Where a line contains the word "standalone", copy that line in full.

━━━━━━━━━━━━━━━━

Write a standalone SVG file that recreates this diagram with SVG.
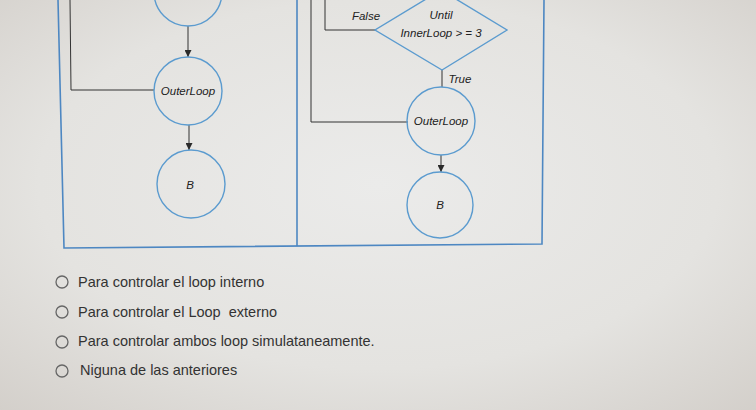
<svg xmlns="http://www.w3.org/2000/svg" width="756" height="410" viewBox="0 0 756 410">
<defs>
<radialGradient id="bg" cx="0.5" cy="0.45" r="0.75">
<stop offset="0" stop-color="#ebebea"/>
<stop offset="0.6" stop-color="#e4e3e0"/>
<stop offset="1" stop-color="#d3cfca"/>
</radialGradient>
<marker id="arr" viewBox="0 0 10 10" refX="10" refY="5" markerWidth="7" markerHeight="7" markerUnits="userSpaceOnUse" orient="auto">
<path d="M0,0 L10,5 L0,10 z" fill="#2a2a2a"/>
</marker>
<style>
.frame{fill:none;stroke:#4d87c2;stroke-width:1.6}
.node{fill:none;stroke:#5b9bcf;stroke-width:1.4}
.lbl{font-family:"Liberation Sans",Arial,sans-serif;font-style:italic;font-size:11.5px;fill:#222;text-anchor:middle}
.edge{fill:none;stroke:#333;stroke-width:1}
.opt{font-family:"Liberation Sans",Arial,sans-serif;font-size:14.5px;fill:#333;white-space:pre}
.radio{fill:none;stroke:#666;stroke-width:1.3}
</style>
</defs>
<rect width="756" height="410" fill="url(#bg)"/>

<g id="frame">
<path class="frame" d="M58,0 L64,248 L542,244 L544,0"/>
<path class="frame" d="M297,0 L297,246"/>
</g>

<g id="connectors">
<path class="edge" d="M70,0 L71,90 L154,90"/>
<path class="edge" d="M188,26 L188,57" marker-end="url(#arr)"/>
<path class="edge" d="M189,125 L189,150" marker-end="url(#arr)"/>
<path class="edge" d="M325,0 L325,30 L375,30"/>
<path class="edge" d="M311,0 L311,122 L408,122"/>
<path class="edge" d="M442,70 L442,87"/>
<path class="edge" d="M441,155 L441,172" marker-end="url(#arr)"/>
</g>

<g id="top-left">
<circle class="node" cx="188" cy="-8" r="34"/>
</g>
<g id="outer-left">
<circle class="node" cx="188" cy="91" r="34"/>
<text class="lbl" x="188" y="95">OuterLoop</text>
</g>
<g id="b-left">
<circle class="node" cx="191" cy="184" r="34"/>
<text class="lbl" x="190" y="189">B</text>
</g>

<g id="until">
<path class="node" d="M441,-10 L507,30 L442,70 L375,30 Z"/>
<text class="lbl" x="441" y="19">Until</text>
<text class="lbl" x="441" y="37">InnerLoop &gt; = 3</text>
</g>
<text class="lbl" x="366" y="20">False</text>
<text class="lbl" x="460" y="83">True</text>

<g id="outer-right">
<circle class="node" cx="441" cy="121" r="34"/>
<text class="lbl" x="441" y="125">OuterLoop</text>
</g>
<g id="b-right">
<circle class="node" cx="440" cy="205" r="33"/>
<text class="lbl" x="440" y="209">B</text>
</g>

<g id="options">
<circle class="radio" cx="62" cy="282" r="6"/>
<text class="opt" x="78" y="287">Para controlar el loop interno</text>
<circle class="radio" cx="62" cy="312" r="6"/>
<text class="opt" x="78" y="317" xml:space="preserve">Para controlar el Loop  externo</text>
<circle class="radio" cx="62" cy="342" r="6"/>
<text class="opt" x="78" y="346">Para controlar ambos loop simulataneamente.</text>
<circle class="radio" cx="62" cy="371" r="6"/>
<text class="opt" x="80" y="375">Niguna de las anteriores</text>
</g>
</svg>
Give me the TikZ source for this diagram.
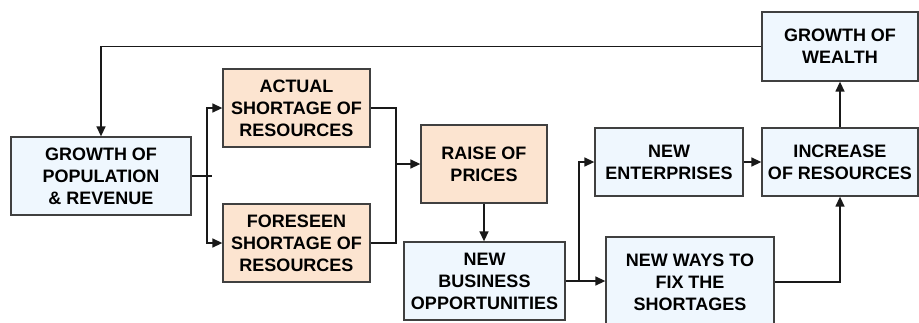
\documentclass[tikz,border=0pt]{standalone}
\usepackage{fontspec}
\setmainfont{Liberation Sans}
\usetikzlibrary{arrows.meta}
\definecolor{bluefill}{RGB}{239,247,254}
\definecolor{orangefill}{RGB}{252,228,208}
\definecolor{edge}{RGB}{64,64,64}
\begin{document}
\begin{tikzpicture}[x=1pt,y=-1pt,
  box/.style={draw=edge,line width=1.3pt,inner sep=0pt,align=center,
    font=\fontsize{18}{22}\selectfont\bfseries,text=black},
  bbox/.style={box,fill=bluefill},
  obox/.style={box,fill=orangefill},
  conn/.style={draw=black!90,line width=1.4pt},
  arr/.style={conn,-{Triangle[length=10pt,width=9pt]}}]
\useasboundingbox (0,0) rectangle (919,322);
\node[bbox,minimum width=180pt,minimum height=78pt] (pop) at (101,176) {GROWTH OF\\POPULATION\\\& REVENUE};
\node[obox,minimum width=147pt,minimum height=78pt] (actual) at (296.5,108) {ACTUAL\\SHORTAGE OF\\RESOURCES};
\node[obox,minimum width=147pt,minimum height=78pt] (fore) at (296.5,243) {FORESEEN\\SHORTAGE OF\\RESOURCES};
\node[obox,minimum width=126pt,minimum height=78pt] (raise) at (484,164) {RAISE OF\\PRICES};
\node[bbox,minimum width=161pt,minimum height=78pt] (nbo) at (484.5,281) {NEW\\BUSINESS\\OPPORTUNITIES};
\node[bbox,minimum width=148pt,minimum height=68pt] (ent) at (669,162) {NEW\\ENTERPRISES};
\node[bbox,minimum width=156pt,minimum height=68pt] (inc) at (840,162) {INCREASE\\OF RESOURCES};
\node[bbox,minimum width=156pt,minimum height=69pt] (wealth) at (840,46.5) {GROWTH OF\\WEALTH};
\node[bbox,minimum width=168pt,minimum height=90pt] (ways) at (690,282) {NEW WAYS TO\\FIX THE\\SHORTAGES};
\coordinate (j1) at (207,176);
\coordinate (j1e) at (212,176);
\coordinate (j2) at (396,164);
\coordinate (j3) at (579,281);
\draw[conn] (pop.east) -- (j1e);
\draw[arr] (j1) |- (actual.west);
\draw[arr] (j1) |- (fore.west);
\draw[conn] (actual.east) -| (j2);
\draw[conn] (fore.east) -| (j2);
\draw[arr] (j2) -- (raise.west);
\draw[arr] (raise.south) -- (raise.south |- nbo.north);
\draw[conn] (nbo.east |- j3) -- (j3);
\draw[arr] (j3) -- (ways.west |- j3);
\draw[arr] (j3) |- (ent.west);
\draw[arr] (ent.east) -- (inc.west);
\draw[arr] (ways.east) -| (inc.south);
\draw[arr] (inc.north) -- (wealth.south);
\draw[arr] (wealth.west) -| (pop.north);
\end{tikzpicture}
\end{document}
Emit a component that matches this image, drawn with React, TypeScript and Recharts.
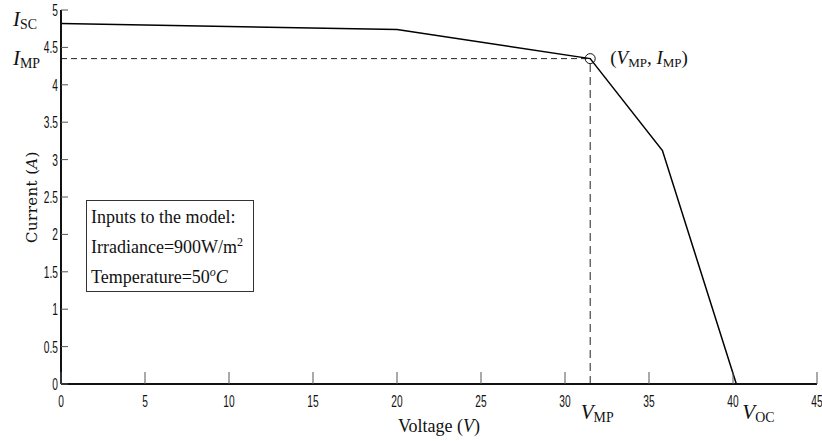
import React from 'react';
import { LineChart, Line, XAxis, YAxis, ReferenceLine, ReferenceDot } from 'recharts';

// I-V curve
const voltage = [0, 20, 31.5, 35.8, 40.2];
const current = [4.82, 4.74, 4.35, 3.12, 0];

const xTicks = [0, 5, 10, 15, 20, 25, 30, 35, 40, 45];
const yTicks = [0, 0.5, 1, 1.5, 2, 2.5, 3, 3.5, 4, 4.5, 5];

const V_MP = 31.5;
const I_MP = 4.35;
const V_OC = 40.2;
const I_SC = 4.82;

const inputLines = ['Inputs to the model:', 'Irradiance=900W/m', 'Temperature=50'];

const data = voltage.map((v, k) => ({ v, i: current[k] }));

const tickFont = "'Liberation Sans', Arial, sans-serif";
const serif = "'Liberation Serif', 'DejaVu Serif', serif";
const tickColor = '#555';
const frame = { stroke: '#111', strokeWidth: 2 };

// narrow, tall tick numbers, like the original
const TickText = ({ x, y, anchor, children }: any) => (
    <text transform={`translate(${x},${y}) scale(0.6,1)`} textAnchor={anchor} fontSize={17} fontFamily={tickFont} fill="#111">{children}</text>
);

const BottomTick = ({ x, y, payload }: any) => (
    <g>
        <line x1={x} y1={y} x2={x} y2={y - 12} stroke={tickColor} />
        <TickText x={x} y={y + 23} anchor="middle">{payload.value}</TickText>
    </g>
);
const TopTick = ({ x, y }: any) => <line x1={x} y1={y} x2={x} y2={y + 12} stroke={tickColor} />;
const LeftTick = ({ x, y, payload }: any) => (
    <g>
        <line x1={x} y1={y} x2={x + 7} y2={y} stroke={tickColor} />
        <TickText x={x - 3} y={y + 6} anchor="end">{payload.value}</TickText>
    </g>
);
const RightTick = ({ x, y }: any) => <line x1={x} y1={y} x2={x - 7} y2={y} stroke={tickColor} />;

const center = (vb: any) => ({ cx: vb.x + (vb.width || 0) / 2, cy: vb.y + (vb.height || 0) / 2 });

// symbol with subscript, e.g. I_SC
const Sym = ({ x, y, main, sub, anchor = 'start', size = 21 }: any) => (
    <text x={x} y={y} textAnchor={anchor} fontFamily={serif} fill="#111">
        <tspan fontStyle="italic" fontSize={size}>{main}</tspan>
        <tspan fontSize={size * 0.66} dy={3}>{sub}</tspan>
    </text>
);

const boxLine: React.CSSProperties = { height: 30, lineHeight: '30px', whiteSpace: 'nowrap' };

export default function App() {
    return (
        <div style={{ position: 'absolute', left: 0, top: 0, width: 822, height: 441, background: '#fff', overflow: 'hidden' }}>
            <LineChart width={822} height={441} data={data} margin={{ top: 10, right: 5, left: 0, bottom: 0 }}>
                <XAxis dataKey="v" type="number" domain={[0, 45]} ticks={xTicks} interval={0} height={57}
                    axisLine={frame} tickSize={0} tickMargin={0} tick={BottomTick}
                    label={(p: any) => (
                        <text x={p.viewBox.x + p.viewBox.width / 2} y={p.viewBox.y + 48} textAnchor="middle" fontFamily={serif} fontSize={18} fill="#111">
                            Voltage (<tspan fontStyle="italic">V</tspan>)
                        </text>
                    )} />
                <XAxis xAxisId="top" orientation="top" dataKey="v" type="number" domain={[0, 45]} ticks={xTicks} interval={0}
                    height={0} axisLine={frame} tickSize={0} tickMargin={0} tick={TopTick} />
                <YAxis type="number" domain={[0, 5]} ticks={yTicks} interval={0} width={61}
                    axisLine={frame} tickSize={0} tickMargin={0} tick={LeftTick}
                    label={(p: any) => {
                        const cy = p.viewBox.y + p.viewBox.height / 2;
                        return (
                            <text x={32} y={cy} transform={`rotate(-90 32 ${cy})`} textAnchor="middle" dominantBaseline="central"
                                fontFamily="'DejaVu Serif', serif" fontSize={15} letterSpacing={0.4} fill="#111">
                                Current (<tspan fontStyle="italic">A</tspan>)
                            </text>
                        );
                    }} />
                <YAxis yAxisId="right" orientation="right" type="number" domain={[0, 5]} ticks={yTicks} interval={0} width={0}
                    axisLine={frame} tickSize={0} tickMargin={0} tick={RightTick} />

                <ReferenceLine segment={[{ x: 0, y: I_MP }, { x: V_MP, y: I_MP }]} stroke="#222" strokeDasharray="6 4" />
                <ReferenceLine segment={[{ x: V_MP, y: 0 }, { x: V_MP, y: I_MP }]} stroke="#222" strokeDasharray="8 5" />

                <Line dataKey="i" type="linear" stroke="#000" strokeWidth={1.5} dot={false} isAnimationActive={false} />

                <ReferenceDot x={V_MP} y={I_MP} r={5} fill="none" stroke="#111" strokeWidth={1}
                    label={(p: any) => {
                        const { cx, cy } = center(p.viewBox);
                        return (
                            <text x={cx + 20} y={cy + 5} fontFamily={serif} fontSize={19} fill="#111">
                                (<tspan fontStyle="italic">V</tspan><tspan fontSize={13} dy={3}>MP</tspan>
                                <tspan dy={-3}>, </tspan><tspan fontStyle="italic">I</tspan><tspan fontSize={13} dy={3}>MP</tspan>
                                <tspan dy={-3}>)</tspan>
                            </text>
                        );
                    }} />
                <ReferenceDot x={0} y={I_SC} r={0} ifOverflow="visible"
                    label={(p: any) => {
                        const { cx, cy } = center(p.viewBox);
                        return <Sym x={cx - 24} y={cy + 3} main="I" sub="SC" anchor="end" />;
                    }} />
                <ReferenceDot x={0} y={I_MP} r={0} ifOverflow="visible"
                    label={(p: any) => {
                        const { cx, cy } = center(p.viewBox);
                        return <Sym x={cx - 21} y={cy + 6} main="I" sub="MP" anchor="end" />;
                    }} />
                <ReferenceDot x={V_MP} y={0} r={0} ifOverflow="visible"
                    label={(p: any) => {
                        const { cx, cy } = center(p.viewBox);
                        return <Sym x={cx + 7} y={cy + 35} main="V" sub="MP" anchor="middle" />;
                    }} />
                <ReferenceDot x={V_OC} y={0} r={0} ifOverflow="visible"
                    label={(p: any) => {
                        const { cx, cy } = center(p.viewBox);
                        return <Sym x={cx + 22} y={cy + 35} main="V" sub="OC" anchor="middle" />;
                    }} />
            </LineChart>

            <div style={{
                position: 'absolute', left: 86, top: 200, width: 168, height: 92, boxSizing: 'border-box',
                border: '1px solid #333', background: '#fff', padding: '1px 0 0 4px',
                fontFamily: serif, fontSize: 18, color: '#111'
            }}>
                <div style={boxLine}>{inputLines[0]}</div>
                <div style={boxLine}>{inputLines[1]}<span style={{ fontSize: 12, position: 'relative', top: -7 }}>2</span></div>
                <div style={boxLine}>{inputLines[2]}<i><span style={{ fontSize: 12, position: 'relative', top: -7 }}>o</span>C</i></div>
            </div>
        </div>
    );
}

━━━━━━━━━━━━━━━━

▶ **EXERCISE ANSWER**
Write a standalone SVG file that recreates this diagram with SVG.
\documentclass[tikz,border=0pt]{standalone}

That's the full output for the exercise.